* START Source data *
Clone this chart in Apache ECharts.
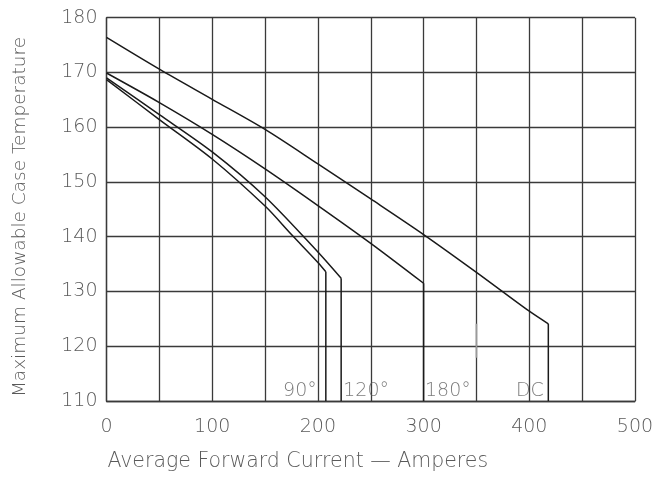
<!DOCTYPE html>
<html>
<head>
<meta charset="utf-8">
<script src="https://cdn.jsdelivr.net/npm/echarts@6/dist/echarts.min.js"></script>
<style>
html,body{margin:0;padding:0;background:#fff;}
#chart{width:670px;height:477px;}
</style>
</head>
<body>
<div id="chart"></div>
<script>
// X axis: Average Forward Current (A), Y axis: Max allowable case temperature
const xTicks = [0, 100, 200, 300, 400, 500];
const yTicks = [110, 120, 130, 140, 150, 160, 170, 180];
const xTitle = 'Average Forward Current — Amperes';
const yTitle = 'Maximum Allowable Case Temperature';

// Curves (x = current, y = temperature), sloped part
const curveDC  = [[0,176.4],[50,170.6],[100,165.1],[150,159.6],[200,153.3],[250,146.9],[300,140.4],[350,133.5],[400,126.4],[418,124.1]];
const curve180 = [[0,169.9],[50,164.5],[100,158.7],[150,152.4],[200,145.7],[250,138.8],[300,131.5]];
const curve120 = [[0,169.0],[50,162.3],[100,155.5],[150,147.3],[200,137.2],[222,132.4]];
const curve90  = [[0,168.7],[50,161.4],[100,154.2],[150,145.6],[175,140.4],[200,135.3],[207.5,133.6]];
// vertical drops at the end of each curve
const dropDC  = [[418,124.1],[418,110]];
const drop180 = [[300,131.5],[300,110]];
const drop120 = [[222,132.4],[222,110]];
const drop90  = [[207.5,133.6],[207.5,110]];
const extraMark = [[350,124.1],[350,117.9]];

// Curve labels
const labelNames = ['90°', '120°', '180°', 'DC'];
const labelX = [183, 245.6, 323, 400.6];
const labelY = [111.8, 111.8, 111.8, 111.8];

const FONT = 'DejaVu Sans';
const TXT = '#5a5a5a';
const GRID = '#3a3a3a';
const LINE = '#1a1a1a';

const chart = echarts.init(document.getElementById('chart'), null, {renderer: 'canvas'});

function lineSeries(data, smooth, color, width) {
  return {
    type: 'line', data: data, showSymbol: false, symbol: 'none', smooth: smooth,
    lineStyle: {color: color || LINE, width: width || 1.5},
    animation: false, silent: true, z: 3
  };
}

chart.setOption({
  animation: false,
  backgroundColor: '#fff',
  grid: {left: 106.5, right: 35, top: 17.7, bottom: 75.3, containLabel: false},
  graphic: [{
    type: 'text', x: 20, y: 217, rotation: Math.PI / 2, silent: true,
    style: {
      text: yTitle, fill: TXT, align: 'center', verticalAlign: 'middle',
      fontFamily: FONT, fontSize: 18.5, fontWeight: 'lighter'
    }
  }],
  xAxis: {
    type: 'value', min: 0, max: 500, interval: 50,
    name: xTitle,
    nameLocation: 'middle', nameGap: 50,
    nameTextStyle: {fontFamily: FONT, fontSize: 20.5, color: TXT, fontWeight: 'lighter', padding: [0, 146, 0, 0]},
    axisLine: {show: true, lineStyle: {color: GRID, width: 1.3}},
    axisTick: {show: false},
    axisLabel: {
      margin: 17, fontFamily: FONT, fontSize: 19, color: TXT, fontWeight: 'lighter',
      formatter: function (v) { return xTicks.indexOf(v) >= 0 ? String(v) : ''; }
    },
    splitLine: {show: true, lineStyle: {color: GRID, width: 1.3}}
  },
  yAxis: {
    type: 'value', min: 110, max: 180, interval: 10,
    axisLine: {show: true, lineStyle: {color: GRID, width: 1.3}},
    axisTick: {show: false},
    axisLabel: {
      margin: 9, fontFamily: FONT, fontSize: 19, color: TXT, fontWeight: 'lighter',
      formatter: function (v) { return yTicks.indexOf(v) >= 0 ? String(v) : ''; }
    },
    splitLine: {show: true, lineStyle: {color: GRID, width: 1.3}}
  },
  series: [
    lineSeries(curveDC, 0.3),
    lineSeries(curve180, 0.3),
    lineSeries(curve120, 0.3),
    lineSeries(curve90, 0.3),
    lineSeries(dropDC, false),
    lineSeries(drop180, false),
    lineSeries(drop120, false),
    lineSeries(drop90, false),
    lineSeries(extraMark, false, '#9a9a9a', 1.6),
    {
      type: 'scatter', symbolSize: 0, silent: true, z: 4,
      data: labelNames.map(function (n, i) { return {value: [labelX[i], labelY[i]], name: n}; }),
      label: {
        show: true, position: 'inside', formatter: '{b}',
        fontFamily: FONT, fontSize: 19, color: TXT, fontWeight: 'lighter'
      }
    }
  ]
});
</script>
</body>
</html>
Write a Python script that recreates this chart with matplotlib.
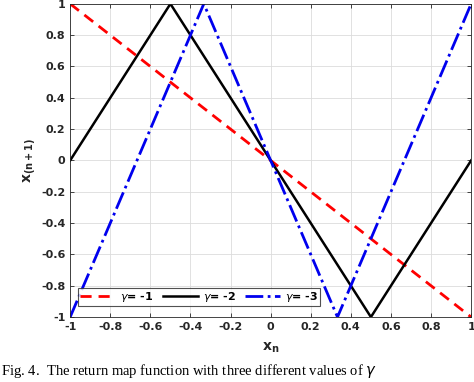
* END Source data *
- **Brief**
Only a number is expected here: the count of lines in the listing that hold the string "this".

- **Task solution**
2